Find each line holding the word "diagram" and give the number of such lines, nothing else.

# start of Listed records

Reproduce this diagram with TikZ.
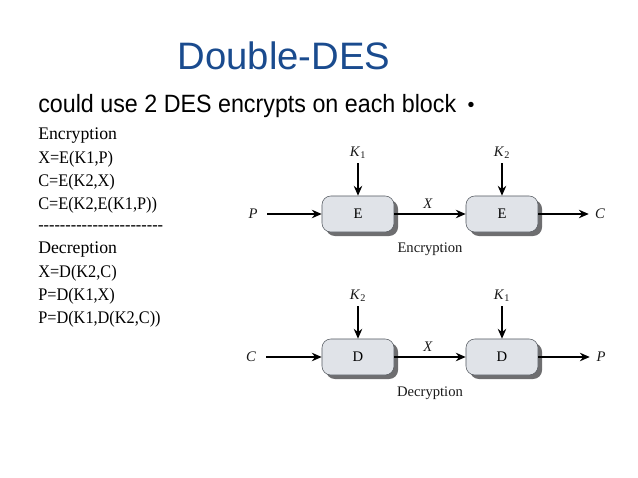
\documentclass[tikz,border=0pt]{standalone}
\usepackage{fontspec}
\usetikzlibrary{arrows.meta,shadows}
\newfontfamily\headfont{Liberation Sans}
\newfontfamily\slimfont[FakeStretch=0.93]{Liberation Sans}
\newfontfamily\notefont{Liberation Serif}
\newfontfamily\formulafont[FakeStretch=0.92]{Liberation Serif}
\definecolor{titleblue}{HTML}{1A4B8E}
\definecolor{boxfill}{HTML}{E0E3E8}
\definecolor{boxedge}{HTML}{555A60}
\definecolor{boxshade}{HTML}{6E6E70}
\tikzset{
    noteline/.style={right, inner sep=0pt, font=\notefont\fontsize{12.6}{15}\selectfont},
    formula/.style={right, inner sep=0pt, font=\formulafont\fontsize{12.6}{15}\selectfont},
    figlabel/.style={inner sep=0pt, text=black!90, font=\notefont\fontsize{10.4}{12}\selectfont},
    cipherbox/.style={draw=boxedge, fill=boxfill, rounded corners=0.22cm, minimum width=1.8cm,
        minimum height=0.9cm, inner sep=0pt, font=\notefont\fontsize{10.4}{12}\selectfont,
        drop shadow={shadow xshift=0.1cm, shadow yshift=-0.1cm, fill=boxshade, opacity=1}},
    flow/.style={line width=1.6pt, -{Stealth[length=7pt,width=6pt]}}
}
\newcommand{\keyname}[1]{\textit{K}\textsubscript{#1}}
\begin{document}
\begin{tikzpicture}[x=0.025cm, y=-0.025cm]
    \useasboundingbox (0, 0) rectangle (638, 478);
    \node[text=titleblue, font=\headfont\fontsize{27.2}{32}\selectfont] (title) at (284, 56) {Double-DES};
    \node[right, inner sep=0pt, font=\slimfont\fontsize{17.8}{21}\selectfont] (headline) at (38, 106.5) {could use 2 DES encrypts on each block};
    \node[inner sep=0pt, font=\headfont\fontsize{14}{16}\selectfont] (bullet) at (471, 107) {•};

    \node[noteline] (enchead) at (38, 136) {Encryption};
    \node[formula] (encx) at (38, 159) {X=E(K1,P)};
    \node[formula] (encc) at (38, 182) {C=E(K2,X)};
    \node[formula] (encall) at (38, 205) {C=E(K2,E(K1,P))};
    \node[formula] (rule) at (38, 228) {-----------------------};
    \node[noteline] (dechead) at (38, 250) {Decreption};
    \node[formula] (decx) at (38, 273) {X=D(K2,C)};
    \node[formula] (decp) at (38, 296) {P=D(K1,X)};
    \node[formula] (decall) at (38, 319) {P=D(K1,D(K2,C))};

    \node[cipherbox] (enca) at (358, 214) {E};
    \node[cipherbox] (encb) at (502, 214) {E};
    \node[figlabel, anchor=south] (keya) at (358, 159) {\keyname{1}};
    \node[figlabel, anchor=south] (keyb) at (502, 159) {\keyname{2}};
    \node[figlabel] (plain) at (253, 214) {\textit{P}};
    \node[figlabel] (cipher) at (600, 214) {\textit{C}};
    \node[figlabel] (midx) at (428, 204) {\textit{X}};
    \node[figlabel] (enccap) at (430, 249) {Encryption};
    \draw[flow, shorten <=10pt] (plain.center) -- (enca.west);
    \draw[flow] (enca.east) -- (encb.west);
    \draw[flow, shorten >=8pt] (encb.east) -- (cipher.center);
    \draw[flow, shorten <=3pt] (keya.south) -- (enca.north);
    \draw[flow, shorten <=3pt] (keyb.south) -- (encb.north);

    \node[cipherbox] (deca) at (358, 357) {D};
    \node[cipherbox] (decb) at (502, 357) {D};
    \node[figlabel, anchor=south] (keyc) at (358, 302) {\keyname{2}};
    \node[figlabel, anchor=south] (keyd) at (502, 302) {\keyname{1}};
    \node[figlabel] (cipherin) at (251, 357) {\textit{C}};
    \node[figlabel] (plainout) at (601, 357) {\textit{P}};
    \node[figlabel] (midy) at (428, 347) {\textit{X}};
    \node[figlabel] (deccap) at (430, 393) {Decryption};
    \draw[flow, shorten <=11pt] (cipherin.center) -- (deca.west);
    \draw[flow] (deca.east) -- (decb.west);
    \draw[flow, shorten >=8pt] (decb.east) -- (plainout.center);
    \draw[flow, shorten <=3pt] (keyc.south) -- (deca.north);
    \draw[flow, shorten <=3pt] (keyd.south) -- (decb.north);
\end{tikzpicture}
\end{document}
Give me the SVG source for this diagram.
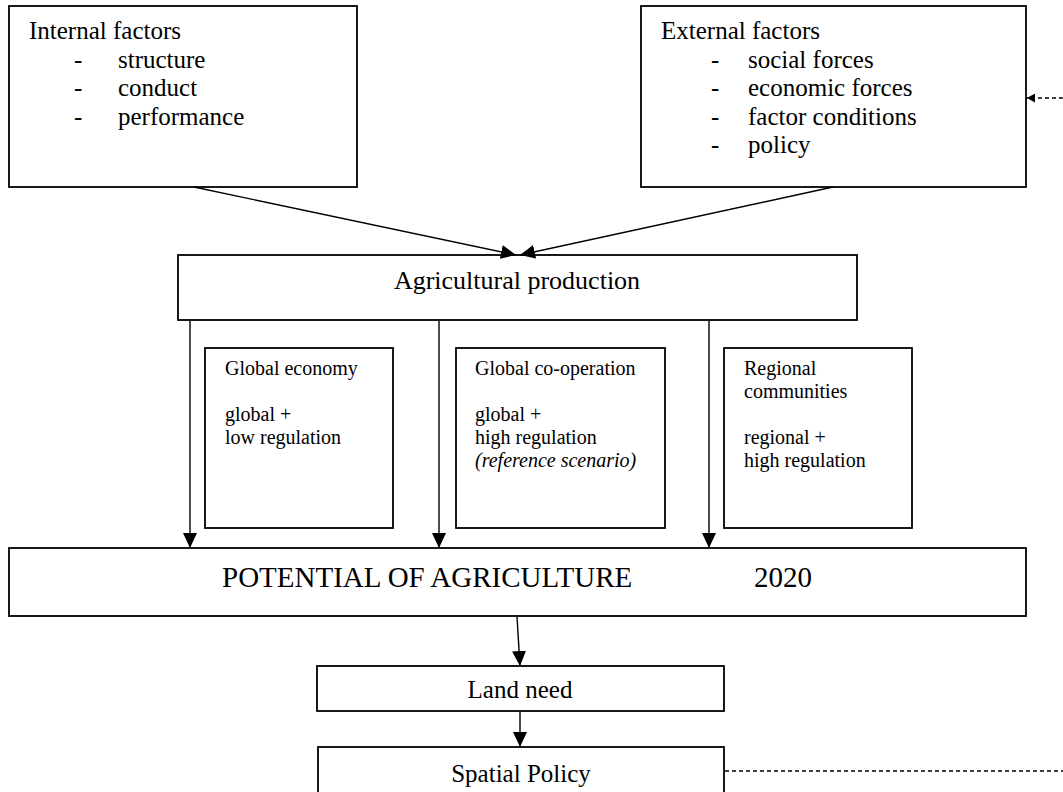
<svg xmlns="http://www.w3.org/2000/svg" width="1063" height="792" viewBox="0 0 1063 792">
<defs>
<style>
.box{fill:#fff;stroke:#000;stroke-width:1.8}
text{font-family:'Liberation Serif','Times New Roman',serif;fill:#000}
.big{font-size:25px}
.sm{font-size:20px}
.ln{stroke:#000;stroke-width:1.4;fill:none}
.dash{stroke:#000;stroke-width:1.4;fill:none;stroke-dasharray:4 3}
</style>
<marker id="ah" markerUnits="userSpaceOnUse" markerWidth="16" markerHeight="14" refX="15" refY="7" orient="auto">
<path d="M0,0 L15,7 L0,14 z" fill="#000"/>
</marker>
<marker id="ahs" markerUnits="userSpaceOnUse" markerWidth="9" markerHeight="9" refX="8" refY="4.5" orient="auto">
<path d="M0,0 L8,4.5 L0,9 z" fill="#000"/>
</marker>
</defs>
<rect width="1063" height="792" fill="#fff"/>
<g id="internal">
<rect class="box" x="9" y="6" width="348" height="181"/>
<text class="big" x="29" y="39">Internal factors</text>
<text class="big" x="74" y="68">-</text><text class="big" x="118" y="68">structure</text>
<text class="big" x="74" y="96">-</text><text class="big" x="118" y="96">conduct</text>
<text class="big" x="74" y="125">-</text><text class="big" x="118" y="125">performance</text>
</g>
<g id="external">
<rect class="box" x="641" y="6" width="385" height="181"/>
<text class="big" x="661" y="39">External factors</text>
<text class="big" x="711" y="68">-</text><text class="big" x="748" y="68">social forces</text>
<text class="big" x="711" y="96">-</text><text class="big" x="748" y="96">economic forces</text>
<text class="big" x="711" y="125">-</text><text class="big" x="748" y="125">factor conditions</text>
<text class="big" x="711" y="153">-</text><text class="big" x="748" y="153">policy</text>
</g>
<g id="agri">
<rect class="box" x="178" y="255" width="679" height="65"/>
<text font-size="26" x="517" y="289" text-anchor="middle">Agricultural production</text>
</g>
<g id="global-economy">
<rect class="box" x="205" y="348" width="188" height="180"/>
<text class="sm" x="225" y="375">Global economy</text>
<text class="sm" x="225" y="421">global +</text>
<text class="sm" x="225" y="444">low regulation</text>
</g>
<g id="global-cooperation">
<rect class="box" x="456" y="348" width="209" height="180"/>
<text class="sm" x="475" y="375">Global co-operation</text>
<text class="sm" x="475" y="421">global +</text>
<text class="sm" x="475" y="444">high regulation</text>
<text class="sm" x="475" y="467" font-style="italic">(reference scenario)</text>
</g>
<g id="regional-communities">
<rect class="box" x="724" y="348" width="188" height="180"/>
<text class="sm" x="744" y="375">Regional</text>
<text class="sm" x="744" y="398">communities</text>
<text class="sm" x="744" y="444">regional +</text>
<text class="sm" x="744" y="467">high regulation</text>
</g>
<g id="potential">
<rect class="box" x="9" y="548" width="1017" height="68"/>
<text font-size="29" x="222" y="587">POTENTIAL OF AGRICULTURE</text>
<text font-size="29" x="754" y="587">2020</text>
</g>
<g id="land-need">
<rect class="box" x="317" y="666" width="407" height="45"/>
<text font-size="25" x="520" y="698" text-anchor="middle">Land need</text>
</g>
<g id="spatial-policy">
<rect class="box" x="318" y="747" width="406" height="60"/>
<text font-size="25" x="521" y="782" text-anchor="middle">Spatial Policy</text>
</g>
<g id="connectors">
<line class="ln" x1="194" y1="187" x2="516" y2="255" marker-end="url(#ah)"/>
<line class="ln" x1="833" y1="187" x2="520" y2="255" marker-end="url(#ah)"/>
<line class="ln" x1="190" y1="321" x2="190" y2="548" marker-end="url(#ah)"/>
<line class="ln" x1="439" y1="321" x2="439" y2="548" marker-end="url(#ah)"/>
<line class="ln" x1="709" y1="321" x2="709" y2="548" marker-end="url(#ah)"/>
<line class="ln" x1="517" y1="617" x2="520" y2="666" marker-end="url(#ah)"/>
<line class="ln" x1="520" y1="712" x2="520" y2="747" marker-end="url(#ah)"/>
<line class="dash" x1="1063" y1="98" x2="1027" y2="98" marker-end="url(#ahs)"/>
<line class="dash" x1="725" y1="771" x2="1063" y2="771"/>
</g>
</svg>
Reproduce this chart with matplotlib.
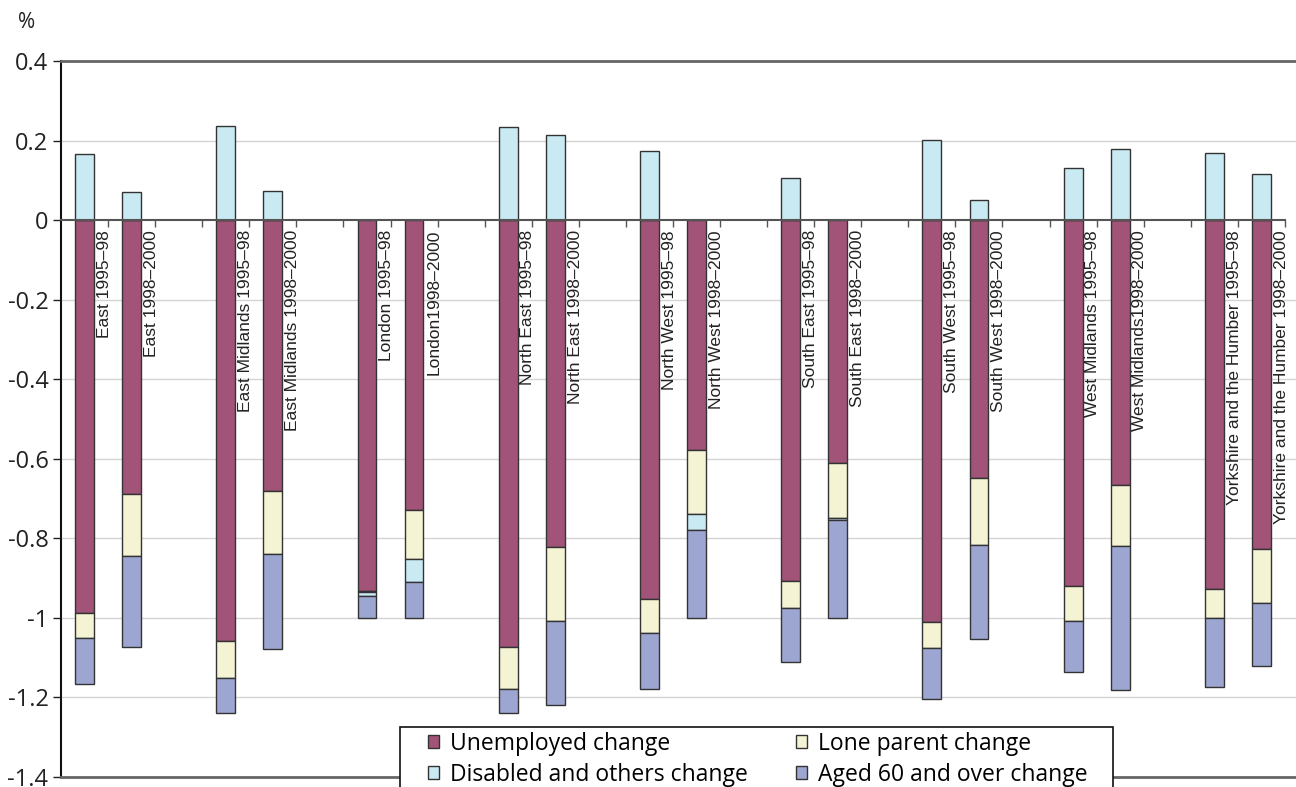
import numpy as np
import matplotlib
matplotlib.use("Agg")
from matplotlib import pyplot as plt
from matplotlib.patches import Patch, Rectangle

# regional change in claimant shares, two periods per region
labels = ["East 1995\u201398", "East 1998\u20132000",
          "East Midlands 1995\u201398", "East Midlands 1998\u20132000",
          "London 1995\u201398", "London1998\u20132000",
          "North East 1995\u201398", "North East 1998\u20132000",
          "North West 1995\u201398", "North West 1998\u20132000",
          "South East 1995\u201398", "South East 1998\u20132000",
          "South West 1995\u201398", "South West 1998\u20132000",
          "West Midlands 1995\u201398", "West Midlands1998\u20132000",
          "Yorkshire and the Humber 1995\u201398", "Yorkshire and the Humber 1998\u20132000"]

unemployed = [-0.987, -0.689, -1.058, -0.680, -0.932, -0.730, -1.073, -0.823, -0.953,
              -0.577, -0.907, -0.610, -1.011, -0.648, -0.920, -0.667, -0.928, -0.828]
lone_parent = [-0.063, -0.156, -0.092, -0.160, -0.004, -0.123, -0.106, -0.185, -0.085,
               -0.163, -0.067, -0.139, -0.064, -0.170, -0.088, -0.152, -0.073, -0.134]
disabled = [0.165, 0.070, 0.236, 0.074, -0.010, -0.056, 0.235, 0.215, 0.174,
            -0.038, 0.106, -0.006, 0.201, 0.050, 0.131, 0.179, 0.169, 0.117]
aged60 = [-0.117, -0.228, -0.089, -0.238, -0.054, -0.091, -0.060, -0.210, -0.141,
          -0.222, -0.137, -0.245, -0.130, -0.236, -0.127, -0.363, -0.172, -0.158]

c_unemp = "#a25478"
c_lone = "#f4f3d4"
c_dis = "#c9e9f3"
c_aged = "#9ca6d1"
edge = "#333333"

plt.rcParams['font.family'] = ['Open Sans', 'DejaVu Sans']

un = np.array(unemployed)
lp = np.array(lone_parent)
ds = np.array(disabled)
ag = np.array(aged60)

# two bars per region, then an empty slot
pos = np.array([3 * (i // 2) + (i % 2) for i in range(len(labels))])

W, H = 1296, 787
fig = plt.figure(figsize=(W / 100, H / 100), dpi=100)
ax = fig.add_axes([61 / W, 10 / H, 1271 / W, 716 / H])

w = 0.4
kw = dict(width=w, edgecolor=edge, linewidth=1.0, zorder=3)
ax.bar(pos, un, bottom=0, color=c_unemp, **kw)
ax.bar(pos, lp, bottom=un, color=c_lone, **kw)
dis_bottom = np.where(ds > 0, 0, un + lp)
ax.bar(pos, ds, bottom=dis_bottom, color=c_dis, **kw)
ax.bar(pos, ag, bottom=un + lp + np.minimum(ds, 0), color=c_aged, **kw)

ax.set_xlim(-0.5, 26.5)
ax.set_ylim(-1.4, 0.4)

yt = [0.4, 0.2, 0, -0.2, -0.4, -0.6, -0.8, -1, -1.2, -1.4]
ax.set_yticks(yt)
ax.set_yticklabels(["0.4", "0.2", "0", "-0.2", "-0.4", "-0.6", "-0.8", "-1", "-1.2", "-1.4"],
                   fontsize=17, color="#222222")
ax.tick_params(axis='y', direction='out', length=6, width=1, color="#222222", pad=3)

# zero line carries the category ticks
ax.spines['bottom'].set_position(('data', 0))
ax.spines['bottom'].set_bounds(-0.5, 25.5)
ax.spines['bottom'].set_color("#555555")
ax.spines['bottom'].set_linewidth(1.5)
ax.spines['bottom'].set_zorder(4)
ax.set_xticks(np.arange(0.5, 26, 1))
ax.set_xticklabels([])
ax.tick_params(axis='x', direction='out', length=5, width=1, color="#555555")

ax.spines['top'].set_color("#666666")
ax.spines['top'].set_linewidth(2)
ax.spines['right'].set_visible(False)
ax.spines['left'].set_color("#111111")
ax.spines['left'].set_linewidth(1.5)
ax.axhline(-1.4, color="#666666", linewidth=2, zorder=4, clip_on=False)

for g in [0.2, -0.2, -0.4, -0.6, -0.8, -1.0, -1.2]:
    ax.axhline(g, color="#d4d4d4", linewidth=1, zorder=1)

for p, lab in zip(pos, labels):
    ax.text(p + 0.42, -0.025, lab, rotation=90, ha='center', va='top',
            fontsize=12.5, color="#222222",
            family=['Liberation Sans Narrow', 'Liberation Sans', 'DejaVu Sans'], zorder=5)

fig.text(27 / W, 1 - 22 / H, "%", fontsize=15, ha='center', va='center', color="#222222")

# white legend box sitting over the bottom line
box = Rectangle((400 / W, -0.02), 713 / W, (H - 727) / H + 0.02, transform=fig.transFigure,
                facecolor="white", edgecolor="#111111", linewidth=1.2, zorder=9, clip_on=False)
ax.add_patch(box)

handles = [Patch(facecolor=c_unemp, edgecolor=edge, label="Unemployed change"),
           Patch(facecolor=c_dis, edgecolor=edge, label="Disabled and others change"),
           Patch(facecolor=c_lone, edgecolor=edge, label="Lone parent change"),
           Patch(facecolor=c_aged, edgecolor=edge, label="Aged 60 and over change")]
leg = ax.legend(handles=handles, ncol=2, loc='upper left',
                bbox_to_anchor=(428 / W, 1 - 732 / H), bbox_transform=fig.transFigure,
                fontsize=16.5, frameon=False,
                handlelength=0.5, handleheight=0.5, handletextpad=0.45, columnspacing=2.1,
                labelspacing=0.3, borderpad=0, borderaxespad=0)
leg.set_zorder(10)

fig.savefig("out.png", dpi=100)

# end of Listed records

**Correct output**: 2